Just think — if Democrats win the midterm elections in 2014, we could see this kind of success on a national scale! California has struggled with massive budget deficits for years, but the political class in Sacramento stumbled on the perfect solution to falling revenues and rising costs … soaking the business world to seize more capital for further spending. The state held its first auction of cap-and-trade credits, and projected that businesses would spend a billion dollars in buying, er, vapor. Those projections were just a teensy bit optimistic, as Bloomberg’s Steven Greenhut explains:
In late November, the California Air Resources Board held its first of these auctions, in which businesses such as oil refineries and utilities bid for credits that allow them to emit greenhouse gases. They must cut back their production or buy enough credits to cover all their emissions. Statewide emission caps will drop each year as California pushes businesses to produce fewer greenhouse gases or pay more to buy the declining number of credits for auction in this newly created government “marketplace.”
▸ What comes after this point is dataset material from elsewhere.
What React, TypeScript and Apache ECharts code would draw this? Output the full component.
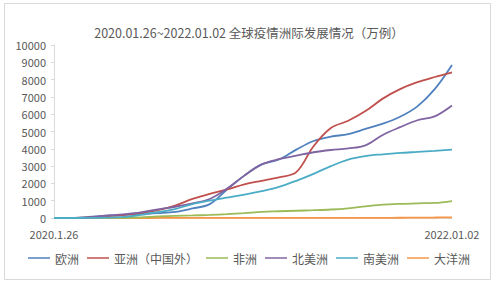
import React, { useEffect, useRef } from "react";
import * as echarts from "echarts";

const categories = [
  "2020.1.26", "2020.03.01", "2020.04.01", "2020.05.01", "2020.06.01", "2020.07.01",
  "2020.08.01", "2020.09.01", "2020.10.01", "2020.11.01", "2020.12.01", "2021.01.01",
  "2021.02.01", "2021.03.01", "2021.04.01", "2021.05.01", "2021.06.01", "2021.07.01",
  "2021.08.01", "2021.09.01", "2021.10.01", "2021.11.01", "2021.12.01", "2022.01.02",
];

const europe = [0, 5, 60, 130, 180, 230, 280, 350, 550, 800, 1650, 2450, 3100, 3380, 3950, 4450, 4700, 4850, 5150, 5450, 5850, 6450, 7450, 8850];
const asia = [0, 5, 30, 100, 170, 280, 450, 720, 1100, 1400, 1650, 1950, 2150, 2350, 2650, 4150, 5200, 5620, 6180, 6900, 7450, 7850, 8150, 8420];
const africa = [0, 0, 1, 4, 12, 40, 90, 125, 148, 175, 220, 280, 355, 390, 420, 450, 490, 560, 670, 770, 820, 850, 870, 980];
const northAmerica = [0, 5, 30, 130, 210, 320, 500, 650, 850, 1100, 1700, 2450, 3100, 3400, 3600, 3800, 3930, 4020, 4200, 4800, 5250, 5650, 5870, 6500];
const southAmerica = [0, 0, 5, 20, 60, 180, 340, 520, 800, 1000, 1180, 1350, 1550, 1800, 2150, 2550, 3000, 3380, 3580, 3680, 3760, 3820, 3880, 3950];
const oceania = [0, 0, 0, 1, 1, 1, 2, 3, 3, 3, 3, 3, 3, 3, 3, 3, 4, 4, 6, 9, 15, 22, 30, 40];

const seriesNames = ["欧洲", "亚洲（中国外）", "非洲", "北美洲", "南美洲", "大洋洲"];
const seriesData = [europe, asia, africa, northAmerica, southAmerica, oceania];
const colors = ["#4F81BD", "#C0504D", "#9BBB59", "#8064A2", "#4BACC6", "#F79646"];

const FONT = "'Noto Sans CJK SC', 'Noto Sans', sans-serif";

export default function App() {
  const ref = useRef<HTMLDivElement>(null);
  useEffect(() => {
    if (!ref.current) return;
    const chart = echarts.init(ref.current, null, { renderer: "svg" });
    const last = categories.length - 1;
    chart.setOption({
      animation: false,
      backgroundColor: "#ffffff",
      color: colors,
      title: {
        text: "2020.01.26~2022.01.02 全球疫情洲际发展情况（万例）",
        left: "center",
        top: 21,
        textStyle: { fontFamily: FONT, fontSize: 12.5, fontWeight: "normal", color: "#595959" },
      },
      graphic: [
        {
          type: "rect",
          shape: { x: 4.5, y: 3.5, width: 486, height: 276 },
          style: { fill: "none", stroke: "#d9d9d9", lineWidth: 1 },
          silent: true,
          z: -1,
        },
      ],
      grid: { left: 54, right: 46, top: 45, bottom: 66 },
      legend: {
        bottom: 15,
        left: "center",
        itemWidth: 22,
        itemHeight: 1.5,
        itemGap: 8,
        icon: "rect",
        textStyle: { fontFamily: FONT, fontSize: 12, color: "#595959" },
        data: seriesNames,
      },
      xAxis: {
        type: "category",
        data: categories,
        boundaryGap: false,
        axisLine: { lineStyle: { color: "#d9d9d9" } },
        axisTick: { show: false },
        axisLabel: {
          interval: (i: number) => i === 0 || i === last,
          margin: 10,
          fontFamily: FONT,
          fontSize: 11,
          color: "#595959",
          showMinLabel: true,
          showMaxLabel: true,
        },
        splitLine: { show: false },
      },
      yAxis: {
        type: "value",
        min: 0,
        max: 10000,
        interval: 1000,
        axisLine: { show: true, lineStyle: { color: "#d9d9d9" } },
        axisTick: { show: true, length: 3, lineStyle: { color: "#d9d9d9" } },
        axisLabel: {
          margin: 8,
          fontFamily: FONT,
          fontSize: 11,
          color: "#595959",
          formatter: (v: number) => String(v),
        },
        splitLine: { show: false },
      },
      series: seriesNames.map((name, i) => ({
        name,
        type: "line",
        data: seriesData[i],
        smooth: 0.35,
        showSymbol: false,
        symbol: "none",
        lineStyle: { width: 1.8, color: colors[i] },
        itemStyle: { color: colors[i] },
        z: i === 5 ? 1 : 2,
      })),
    });
    return () => chart.dispose();
  }, []);
  return (
    <div
      ref={ref}
      style={{ position: "fixed", left: 0, top: 0, width: 498, height: 284 }}
    />
  );
}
That is the plan anyway. “First cap-and-trade auction a bust for California budget,” read the headline in the Sacramento Bee. Budget planners expected that the state would receive $1 billion from the sale of credits, but the 2013 credits went for a low price and there was little demand for 2015 credits. As the Bee story explained, “The nonpartisan Legislative Analyst’s Office estimates that if trends hold in the February and May auctions, the state may only raise about $140 million in the first year.”
So they’re on track to miss their target by only 86%. Some people might consider that a failure, but in California, that $140 million will fund eleventy-billion dollars in new spending. Winning!
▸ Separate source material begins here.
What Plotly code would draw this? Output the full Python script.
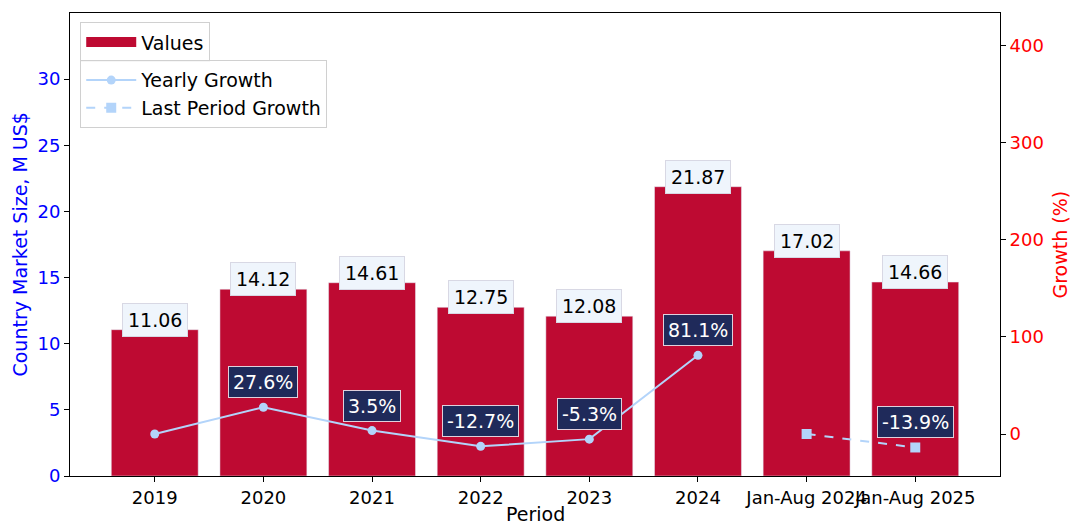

As if to prove my point, Governor Jerry Brown wanted the proceeds to fund the high-speed rail project that California has begun, which will transport people from Bakersfield to somewhere near Fresno, two places people love to leave but don’t want to arrive. Even at the rate of income projected by the geniuses in Sacramento, it would take 100 years of cap-and-trade sales to fund that project without taking interest payments into account. At the rate of actual sales, it would take 714.28 years.
Of course, there might not be many people to move between Fresno and Bakersfield by that time:
While they count on money from the auctions, California officials have imposed new costs on businesses, raised utility rates and put the state’s industrial products at a competitive disadvantage so that it can set an example for the world on how to reduce global temperatures. Democratic officials argue that the new green-energy model will energize the state’s business climate, but even the Air Resources Board admits that the state will suffer from what it terms jobs “leakage.”
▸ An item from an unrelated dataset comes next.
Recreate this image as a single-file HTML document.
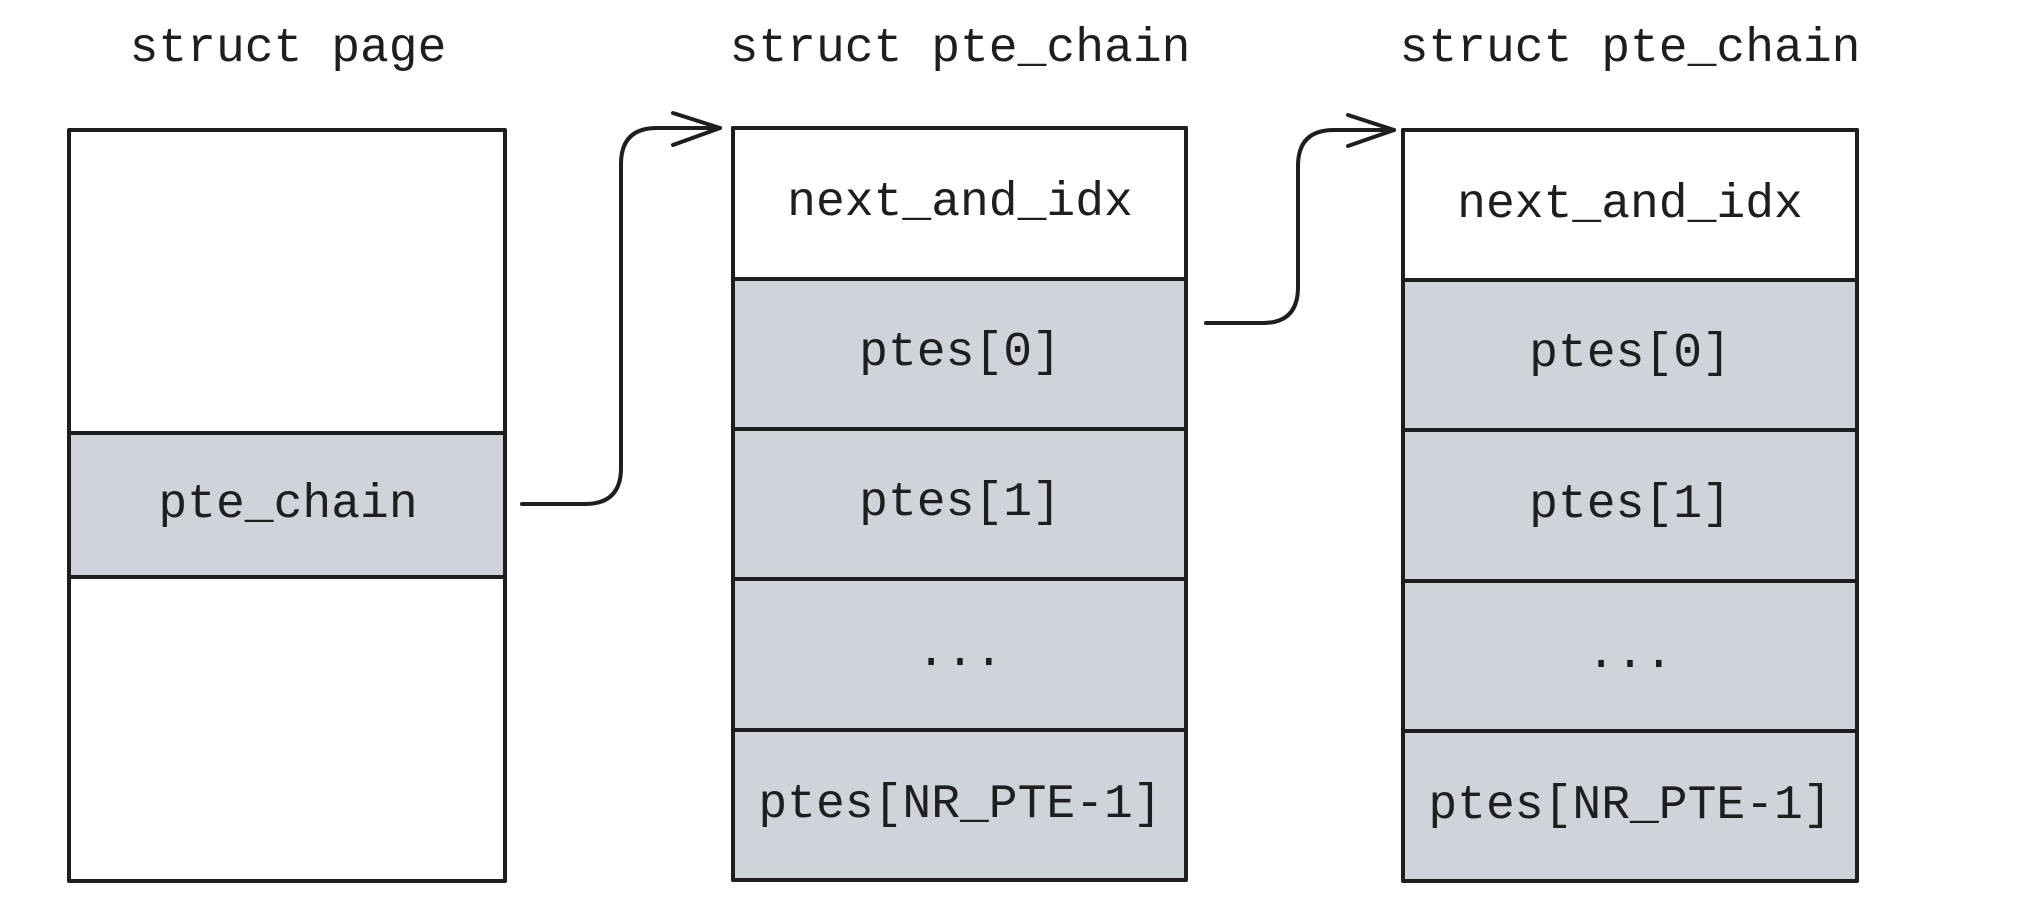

The “leakage” might be a “floodage,” according to Dave Roberts, who reports for the website CalWatchdog. A study sponsored by pro-business groups estimates that the state will have 262,000 fewer jobs in 2020 because of the climate-change law. Roberts also cited a Boston Consulting Group finding that as many as 51,000 jobs might be lost due to refinery closings alone. California farmers and food processors are concerned that the rising state-mandated production costs will cause job losses as low-cost Chinese and Mexican processed-food imports take some of their business.
Leakage. Job destruction is more like it. Seizing capital from businesses in order to fund a government that hasn’t been able to accurately project a budget since the Los Angeles Dodgers were last in the World Series isn’t exactly a model for growth. The cap-and-trade system imposed by California will necessarily hike energy costs, as businesses pass along the burden to consumers, and energy producers will continue their exodus from the Golden State.
California used to act as an example of success for the nation. Lately, they’re more a warning to others.